TASK OBJECTIVE:
Gather up every line from the entries below that uses the word "React".

INPUT:

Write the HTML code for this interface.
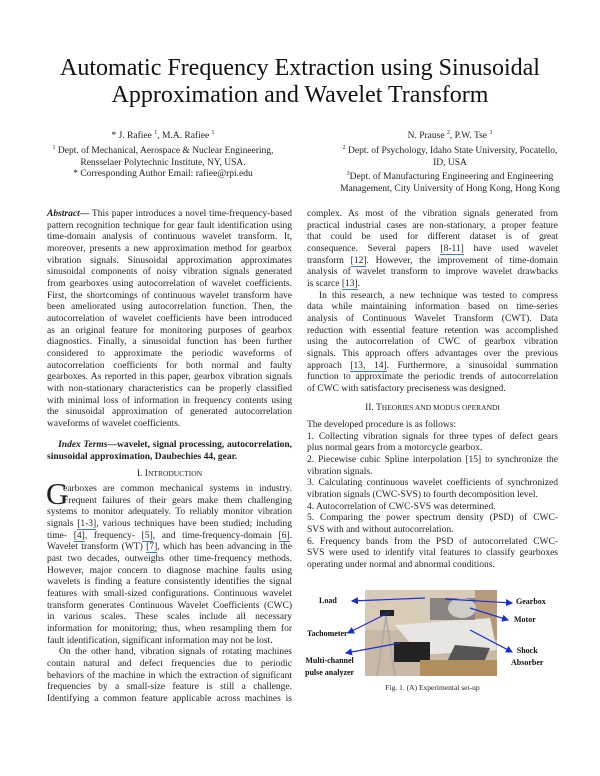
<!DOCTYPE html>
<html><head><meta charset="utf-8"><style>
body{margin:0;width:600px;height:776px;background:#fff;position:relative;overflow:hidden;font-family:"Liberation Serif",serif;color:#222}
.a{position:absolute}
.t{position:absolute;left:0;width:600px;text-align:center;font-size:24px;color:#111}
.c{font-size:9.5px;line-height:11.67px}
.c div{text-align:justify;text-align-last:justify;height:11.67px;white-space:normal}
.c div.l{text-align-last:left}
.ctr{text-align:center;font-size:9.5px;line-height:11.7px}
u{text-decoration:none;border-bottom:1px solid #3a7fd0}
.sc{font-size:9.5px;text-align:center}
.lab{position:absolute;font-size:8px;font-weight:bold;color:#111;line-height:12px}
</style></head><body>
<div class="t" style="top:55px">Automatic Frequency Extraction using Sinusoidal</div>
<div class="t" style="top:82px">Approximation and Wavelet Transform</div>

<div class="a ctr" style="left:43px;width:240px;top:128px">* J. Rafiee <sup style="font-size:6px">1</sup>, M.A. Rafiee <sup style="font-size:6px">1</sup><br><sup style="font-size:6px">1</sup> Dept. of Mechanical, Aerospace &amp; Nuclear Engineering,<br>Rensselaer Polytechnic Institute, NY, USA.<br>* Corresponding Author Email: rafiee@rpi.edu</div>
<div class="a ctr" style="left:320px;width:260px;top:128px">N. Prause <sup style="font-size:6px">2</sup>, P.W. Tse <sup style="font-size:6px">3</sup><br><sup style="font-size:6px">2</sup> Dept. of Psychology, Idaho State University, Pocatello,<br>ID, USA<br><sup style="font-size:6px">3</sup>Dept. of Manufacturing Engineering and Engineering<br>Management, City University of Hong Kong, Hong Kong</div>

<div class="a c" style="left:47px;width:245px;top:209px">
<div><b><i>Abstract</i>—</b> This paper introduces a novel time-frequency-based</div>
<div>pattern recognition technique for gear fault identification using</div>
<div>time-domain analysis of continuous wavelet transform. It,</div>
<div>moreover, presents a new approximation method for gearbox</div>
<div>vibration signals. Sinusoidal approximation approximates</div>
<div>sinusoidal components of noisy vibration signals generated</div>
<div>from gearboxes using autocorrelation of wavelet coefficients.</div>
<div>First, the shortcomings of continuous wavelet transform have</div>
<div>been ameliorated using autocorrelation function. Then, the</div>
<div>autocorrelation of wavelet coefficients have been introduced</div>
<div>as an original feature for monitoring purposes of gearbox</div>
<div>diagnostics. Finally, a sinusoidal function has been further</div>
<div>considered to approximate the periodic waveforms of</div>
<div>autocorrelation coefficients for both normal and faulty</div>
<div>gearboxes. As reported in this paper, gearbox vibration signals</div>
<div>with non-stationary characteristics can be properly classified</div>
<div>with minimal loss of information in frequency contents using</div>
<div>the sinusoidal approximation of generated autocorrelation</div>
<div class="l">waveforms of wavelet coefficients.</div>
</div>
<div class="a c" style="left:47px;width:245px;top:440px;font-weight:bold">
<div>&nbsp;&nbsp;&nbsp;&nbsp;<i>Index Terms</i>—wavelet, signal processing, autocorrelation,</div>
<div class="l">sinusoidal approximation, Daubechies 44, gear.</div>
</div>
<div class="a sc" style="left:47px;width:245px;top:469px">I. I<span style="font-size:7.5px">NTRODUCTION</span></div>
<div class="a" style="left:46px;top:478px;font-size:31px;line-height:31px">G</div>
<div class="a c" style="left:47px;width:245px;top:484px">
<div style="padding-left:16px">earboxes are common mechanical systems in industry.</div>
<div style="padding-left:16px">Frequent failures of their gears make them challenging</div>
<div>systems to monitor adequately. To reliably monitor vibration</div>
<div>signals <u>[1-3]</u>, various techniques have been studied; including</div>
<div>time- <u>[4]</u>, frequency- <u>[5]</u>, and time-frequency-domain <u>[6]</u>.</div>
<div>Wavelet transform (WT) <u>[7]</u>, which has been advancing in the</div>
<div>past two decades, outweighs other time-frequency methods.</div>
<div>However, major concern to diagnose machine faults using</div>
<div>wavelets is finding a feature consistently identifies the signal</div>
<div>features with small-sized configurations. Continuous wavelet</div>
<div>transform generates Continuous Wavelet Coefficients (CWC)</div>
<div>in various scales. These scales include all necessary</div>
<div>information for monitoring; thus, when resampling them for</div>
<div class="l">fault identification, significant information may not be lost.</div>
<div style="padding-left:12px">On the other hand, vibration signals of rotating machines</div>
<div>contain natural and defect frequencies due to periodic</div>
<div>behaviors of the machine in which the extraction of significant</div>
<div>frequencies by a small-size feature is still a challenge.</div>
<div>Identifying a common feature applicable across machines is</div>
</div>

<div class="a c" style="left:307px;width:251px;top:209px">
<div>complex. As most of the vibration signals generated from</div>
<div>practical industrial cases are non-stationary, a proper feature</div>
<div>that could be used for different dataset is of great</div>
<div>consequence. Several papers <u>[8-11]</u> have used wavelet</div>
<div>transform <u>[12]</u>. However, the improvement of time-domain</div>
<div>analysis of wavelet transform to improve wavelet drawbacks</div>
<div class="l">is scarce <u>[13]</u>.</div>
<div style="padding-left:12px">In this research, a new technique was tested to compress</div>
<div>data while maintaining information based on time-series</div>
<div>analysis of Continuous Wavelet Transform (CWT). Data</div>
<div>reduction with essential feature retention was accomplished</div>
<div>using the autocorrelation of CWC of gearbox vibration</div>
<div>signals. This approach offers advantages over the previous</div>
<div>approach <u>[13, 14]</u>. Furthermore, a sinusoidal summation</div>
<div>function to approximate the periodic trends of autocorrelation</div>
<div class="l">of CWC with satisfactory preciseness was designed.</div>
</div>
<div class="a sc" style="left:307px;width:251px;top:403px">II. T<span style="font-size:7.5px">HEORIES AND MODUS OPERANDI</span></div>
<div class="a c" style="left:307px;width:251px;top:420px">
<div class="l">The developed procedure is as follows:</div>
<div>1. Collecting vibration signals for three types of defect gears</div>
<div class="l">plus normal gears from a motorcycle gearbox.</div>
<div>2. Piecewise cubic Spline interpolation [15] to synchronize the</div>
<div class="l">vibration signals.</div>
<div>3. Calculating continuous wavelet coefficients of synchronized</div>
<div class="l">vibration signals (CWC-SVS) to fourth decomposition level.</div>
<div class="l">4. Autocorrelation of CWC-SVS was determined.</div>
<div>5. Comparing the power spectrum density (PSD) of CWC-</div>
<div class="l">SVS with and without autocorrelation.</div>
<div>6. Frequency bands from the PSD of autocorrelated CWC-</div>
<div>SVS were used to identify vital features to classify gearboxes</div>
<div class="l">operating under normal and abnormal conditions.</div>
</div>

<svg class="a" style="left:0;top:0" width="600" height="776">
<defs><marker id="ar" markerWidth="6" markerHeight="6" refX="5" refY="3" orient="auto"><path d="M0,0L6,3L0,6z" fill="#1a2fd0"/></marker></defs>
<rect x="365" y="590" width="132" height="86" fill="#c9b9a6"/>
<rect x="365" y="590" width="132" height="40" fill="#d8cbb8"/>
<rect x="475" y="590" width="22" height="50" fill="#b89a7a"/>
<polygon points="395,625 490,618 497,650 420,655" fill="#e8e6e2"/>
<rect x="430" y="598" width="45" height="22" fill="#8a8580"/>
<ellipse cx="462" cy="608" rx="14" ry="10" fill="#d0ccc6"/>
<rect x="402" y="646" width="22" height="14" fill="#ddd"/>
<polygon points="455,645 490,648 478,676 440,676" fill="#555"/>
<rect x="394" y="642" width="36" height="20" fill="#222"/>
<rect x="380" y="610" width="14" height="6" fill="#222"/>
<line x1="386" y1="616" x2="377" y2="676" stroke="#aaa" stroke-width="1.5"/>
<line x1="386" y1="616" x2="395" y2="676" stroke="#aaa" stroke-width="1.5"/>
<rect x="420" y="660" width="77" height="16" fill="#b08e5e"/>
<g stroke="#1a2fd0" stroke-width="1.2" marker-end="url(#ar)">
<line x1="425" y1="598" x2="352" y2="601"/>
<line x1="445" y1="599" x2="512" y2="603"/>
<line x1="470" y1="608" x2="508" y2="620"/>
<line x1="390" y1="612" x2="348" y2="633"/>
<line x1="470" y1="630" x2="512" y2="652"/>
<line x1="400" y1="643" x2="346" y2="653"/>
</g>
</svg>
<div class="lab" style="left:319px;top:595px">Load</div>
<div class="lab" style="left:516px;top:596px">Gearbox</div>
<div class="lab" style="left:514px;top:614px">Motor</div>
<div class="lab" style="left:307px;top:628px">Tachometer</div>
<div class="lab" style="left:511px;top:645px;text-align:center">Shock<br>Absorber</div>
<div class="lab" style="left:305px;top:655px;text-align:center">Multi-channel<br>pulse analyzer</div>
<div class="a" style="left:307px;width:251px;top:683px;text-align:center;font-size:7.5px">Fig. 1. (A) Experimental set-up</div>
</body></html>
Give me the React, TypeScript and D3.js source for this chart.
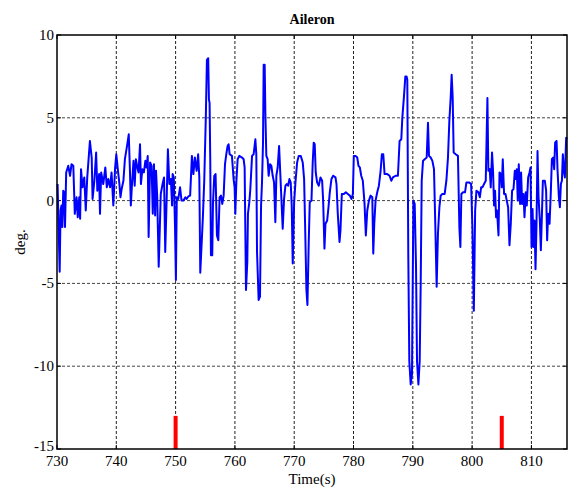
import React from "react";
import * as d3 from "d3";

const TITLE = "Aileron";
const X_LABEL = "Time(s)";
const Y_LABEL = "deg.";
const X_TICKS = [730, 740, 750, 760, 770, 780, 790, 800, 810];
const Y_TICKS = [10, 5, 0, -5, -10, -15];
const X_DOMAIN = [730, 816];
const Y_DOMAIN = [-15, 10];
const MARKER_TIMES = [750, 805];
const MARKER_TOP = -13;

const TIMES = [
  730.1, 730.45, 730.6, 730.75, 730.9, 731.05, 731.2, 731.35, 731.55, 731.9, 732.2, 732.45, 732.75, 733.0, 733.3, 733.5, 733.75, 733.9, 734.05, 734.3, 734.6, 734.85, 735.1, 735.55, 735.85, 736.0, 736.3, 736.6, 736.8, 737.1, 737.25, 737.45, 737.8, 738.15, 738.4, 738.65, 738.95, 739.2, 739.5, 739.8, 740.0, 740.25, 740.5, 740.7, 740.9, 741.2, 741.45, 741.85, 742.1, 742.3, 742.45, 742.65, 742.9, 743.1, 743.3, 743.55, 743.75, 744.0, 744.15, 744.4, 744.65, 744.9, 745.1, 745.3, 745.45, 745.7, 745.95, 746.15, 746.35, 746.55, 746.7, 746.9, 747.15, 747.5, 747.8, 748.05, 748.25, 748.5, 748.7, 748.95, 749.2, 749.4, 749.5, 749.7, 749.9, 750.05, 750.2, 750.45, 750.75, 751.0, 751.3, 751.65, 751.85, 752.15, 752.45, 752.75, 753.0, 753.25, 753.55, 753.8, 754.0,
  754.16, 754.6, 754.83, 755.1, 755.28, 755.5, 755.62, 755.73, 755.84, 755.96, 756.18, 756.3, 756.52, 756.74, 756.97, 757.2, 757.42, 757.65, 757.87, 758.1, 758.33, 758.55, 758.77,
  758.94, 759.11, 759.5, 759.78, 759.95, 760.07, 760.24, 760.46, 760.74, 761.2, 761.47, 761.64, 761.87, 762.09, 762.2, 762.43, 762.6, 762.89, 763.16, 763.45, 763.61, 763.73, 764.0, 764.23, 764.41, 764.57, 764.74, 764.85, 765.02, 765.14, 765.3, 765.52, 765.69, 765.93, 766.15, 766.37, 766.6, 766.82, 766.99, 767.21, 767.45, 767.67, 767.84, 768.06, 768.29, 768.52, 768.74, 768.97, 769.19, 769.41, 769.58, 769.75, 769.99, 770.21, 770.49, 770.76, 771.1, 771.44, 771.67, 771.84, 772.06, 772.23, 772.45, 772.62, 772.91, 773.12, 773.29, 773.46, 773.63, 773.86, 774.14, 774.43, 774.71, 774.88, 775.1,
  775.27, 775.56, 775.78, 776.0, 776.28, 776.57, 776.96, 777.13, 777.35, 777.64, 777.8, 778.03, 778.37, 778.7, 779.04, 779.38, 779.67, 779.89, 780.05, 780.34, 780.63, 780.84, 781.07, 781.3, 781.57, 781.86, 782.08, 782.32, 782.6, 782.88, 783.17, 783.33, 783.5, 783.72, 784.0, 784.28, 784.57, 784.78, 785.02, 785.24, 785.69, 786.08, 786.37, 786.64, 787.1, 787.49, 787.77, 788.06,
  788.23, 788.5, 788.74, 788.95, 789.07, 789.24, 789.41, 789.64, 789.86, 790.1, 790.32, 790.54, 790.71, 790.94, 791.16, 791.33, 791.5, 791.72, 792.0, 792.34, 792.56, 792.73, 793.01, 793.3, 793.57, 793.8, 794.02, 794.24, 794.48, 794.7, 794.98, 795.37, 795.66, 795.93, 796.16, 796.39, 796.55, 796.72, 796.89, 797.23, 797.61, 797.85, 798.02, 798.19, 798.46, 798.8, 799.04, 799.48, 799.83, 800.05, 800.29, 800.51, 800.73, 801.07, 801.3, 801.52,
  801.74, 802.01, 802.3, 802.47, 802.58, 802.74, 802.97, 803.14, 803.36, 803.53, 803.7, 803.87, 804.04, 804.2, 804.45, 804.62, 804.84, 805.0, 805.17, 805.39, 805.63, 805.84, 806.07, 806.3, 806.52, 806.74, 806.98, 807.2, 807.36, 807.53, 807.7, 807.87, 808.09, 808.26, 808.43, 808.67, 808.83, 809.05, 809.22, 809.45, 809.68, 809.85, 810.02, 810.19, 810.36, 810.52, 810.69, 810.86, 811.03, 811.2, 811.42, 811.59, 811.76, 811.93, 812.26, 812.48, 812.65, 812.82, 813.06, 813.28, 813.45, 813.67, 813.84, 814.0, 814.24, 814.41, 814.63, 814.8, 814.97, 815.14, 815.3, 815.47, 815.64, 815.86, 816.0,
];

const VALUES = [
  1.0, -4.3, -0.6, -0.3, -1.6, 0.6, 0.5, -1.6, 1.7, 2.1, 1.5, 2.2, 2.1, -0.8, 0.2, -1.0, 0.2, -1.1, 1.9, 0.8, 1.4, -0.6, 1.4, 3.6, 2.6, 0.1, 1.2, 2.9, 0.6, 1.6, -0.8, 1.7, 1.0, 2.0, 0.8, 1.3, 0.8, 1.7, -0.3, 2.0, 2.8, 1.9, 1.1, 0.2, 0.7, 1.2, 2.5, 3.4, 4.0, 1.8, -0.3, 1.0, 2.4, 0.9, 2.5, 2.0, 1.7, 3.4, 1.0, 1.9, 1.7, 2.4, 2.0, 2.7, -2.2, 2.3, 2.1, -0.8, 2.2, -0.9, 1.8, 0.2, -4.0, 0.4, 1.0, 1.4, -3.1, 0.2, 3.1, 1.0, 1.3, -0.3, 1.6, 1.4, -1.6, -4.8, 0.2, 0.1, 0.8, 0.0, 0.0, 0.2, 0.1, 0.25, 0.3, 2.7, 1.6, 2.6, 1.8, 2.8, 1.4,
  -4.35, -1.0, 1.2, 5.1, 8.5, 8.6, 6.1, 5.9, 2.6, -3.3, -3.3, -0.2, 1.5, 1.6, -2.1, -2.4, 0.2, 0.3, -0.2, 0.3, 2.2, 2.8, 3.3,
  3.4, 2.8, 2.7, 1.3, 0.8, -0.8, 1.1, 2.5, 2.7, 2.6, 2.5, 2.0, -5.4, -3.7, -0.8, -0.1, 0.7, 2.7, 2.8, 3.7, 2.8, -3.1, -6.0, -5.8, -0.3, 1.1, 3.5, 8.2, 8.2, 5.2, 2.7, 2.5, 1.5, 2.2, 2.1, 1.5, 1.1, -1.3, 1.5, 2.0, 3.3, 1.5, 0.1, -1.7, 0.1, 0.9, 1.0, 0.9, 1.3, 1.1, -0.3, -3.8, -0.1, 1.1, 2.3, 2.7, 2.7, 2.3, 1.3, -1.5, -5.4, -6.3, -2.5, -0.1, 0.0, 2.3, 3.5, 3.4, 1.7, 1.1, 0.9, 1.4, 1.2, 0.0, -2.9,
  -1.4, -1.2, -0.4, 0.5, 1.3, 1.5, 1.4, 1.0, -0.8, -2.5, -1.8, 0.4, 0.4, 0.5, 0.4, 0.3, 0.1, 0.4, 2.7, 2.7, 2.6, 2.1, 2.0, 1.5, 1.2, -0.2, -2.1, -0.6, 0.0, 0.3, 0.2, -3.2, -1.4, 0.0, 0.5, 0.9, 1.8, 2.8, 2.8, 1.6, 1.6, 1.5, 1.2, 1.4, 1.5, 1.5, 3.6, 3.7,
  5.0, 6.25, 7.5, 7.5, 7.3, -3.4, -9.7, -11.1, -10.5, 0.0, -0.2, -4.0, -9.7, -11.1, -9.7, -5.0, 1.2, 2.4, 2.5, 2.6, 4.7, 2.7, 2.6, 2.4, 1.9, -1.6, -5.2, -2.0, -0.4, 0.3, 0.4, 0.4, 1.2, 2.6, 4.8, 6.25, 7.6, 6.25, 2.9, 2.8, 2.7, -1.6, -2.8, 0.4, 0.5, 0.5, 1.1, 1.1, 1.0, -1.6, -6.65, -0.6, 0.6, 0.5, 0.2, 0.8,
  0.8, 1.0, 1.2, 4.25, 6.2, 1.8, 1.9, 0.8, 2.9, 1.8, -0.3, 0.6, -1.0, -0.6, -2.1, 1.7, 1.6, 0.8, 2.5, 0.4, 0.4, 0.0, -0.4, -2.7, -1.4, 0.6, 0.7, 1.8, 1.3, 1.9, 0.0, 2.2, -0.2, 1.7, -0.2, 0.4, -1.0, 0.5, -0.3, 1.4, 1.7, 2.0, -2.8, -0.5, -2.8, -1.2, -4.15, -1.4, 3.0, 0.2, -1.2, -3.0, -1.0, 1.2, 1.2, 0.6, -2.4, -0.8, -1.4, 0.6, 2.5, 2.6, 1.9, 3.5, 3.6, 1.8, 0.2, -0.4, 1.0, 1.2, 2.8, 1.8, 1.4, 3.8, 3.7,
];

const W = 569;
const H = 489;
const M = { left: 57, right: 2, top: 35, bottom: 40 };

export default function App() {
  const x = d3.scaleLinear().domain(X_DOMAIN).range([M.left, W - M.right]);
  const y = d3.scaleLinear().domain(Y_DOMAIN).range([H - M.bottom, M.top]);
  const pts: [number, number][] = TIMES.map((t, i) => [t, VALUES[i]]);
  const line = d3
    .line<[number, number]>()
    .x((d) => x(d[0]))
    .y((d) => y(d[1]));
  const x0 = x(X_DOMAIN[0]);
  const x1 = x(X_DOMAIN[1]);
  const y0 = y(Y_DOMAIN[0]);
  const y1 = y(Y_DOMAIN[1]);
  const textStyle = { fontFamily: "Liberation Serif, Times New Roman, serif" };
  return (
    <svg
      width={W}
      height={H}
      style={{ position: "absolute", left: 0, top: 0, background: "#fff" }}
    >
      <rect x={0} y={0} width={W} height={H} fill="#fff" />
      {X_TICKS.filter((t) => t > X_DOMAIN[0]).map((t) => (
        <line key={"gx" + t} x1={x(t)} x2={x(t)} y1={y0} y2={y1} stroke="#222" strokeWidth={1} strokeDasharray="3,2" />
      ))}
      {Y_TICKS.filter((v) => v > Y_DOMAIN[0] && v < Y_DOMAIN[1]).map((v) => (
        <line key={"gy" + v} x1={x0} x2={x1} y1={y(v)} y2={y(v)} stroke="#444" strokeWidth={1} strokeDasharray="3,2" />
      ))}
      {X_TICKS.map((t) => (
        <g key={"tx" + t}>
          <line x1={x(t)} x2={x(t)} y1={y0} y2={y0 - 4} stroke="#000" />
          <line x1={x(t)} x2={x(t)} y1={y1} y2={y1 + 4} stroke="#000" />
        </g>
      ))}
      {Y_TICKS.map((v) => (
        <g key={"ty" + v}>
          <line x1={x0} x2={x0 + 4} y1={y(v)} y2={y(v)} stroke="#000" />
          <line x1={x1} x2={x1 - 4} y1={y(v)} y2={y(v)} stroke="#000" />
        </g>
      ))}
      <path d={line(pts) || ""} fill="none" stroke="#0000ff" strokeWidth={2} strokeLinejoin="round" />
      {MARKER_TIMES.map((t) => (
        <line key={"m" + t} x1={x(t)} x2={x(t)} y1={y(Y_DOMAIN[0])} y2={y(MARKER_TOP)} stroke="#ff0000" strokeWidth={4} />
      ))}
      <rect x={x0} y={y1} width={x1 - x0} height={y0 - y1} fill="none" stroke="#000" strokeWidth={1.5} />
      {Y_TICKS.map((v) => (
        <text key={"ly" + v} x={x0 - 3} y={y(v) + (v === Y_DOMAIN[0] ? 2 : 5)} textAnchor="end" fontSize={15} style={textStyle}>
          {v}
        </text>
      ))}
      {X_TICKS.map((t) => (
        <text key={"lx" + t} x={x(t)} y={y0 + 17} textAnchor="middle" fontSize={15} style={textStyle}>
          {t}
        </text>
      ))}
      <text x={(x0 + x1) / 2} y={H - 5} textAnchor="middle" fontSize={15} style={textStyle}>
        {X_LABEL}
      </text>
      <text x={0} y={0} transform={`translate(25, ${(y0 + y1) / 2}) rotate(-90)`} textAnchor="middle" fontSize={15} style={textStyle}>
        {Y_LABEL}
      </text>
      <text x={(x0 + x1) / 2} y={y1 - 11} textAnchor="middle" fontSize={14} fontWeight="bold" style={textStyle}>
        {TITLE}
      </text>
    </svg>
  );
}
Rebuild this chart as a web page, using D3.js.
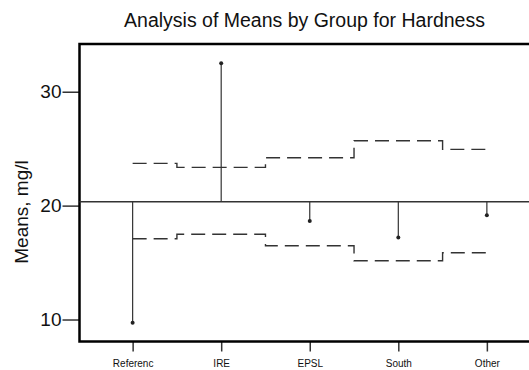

RESPONSE TO THIS EXERCISE:
Give me the React, TypeScript and D3.js source for this chart.
import React from "react";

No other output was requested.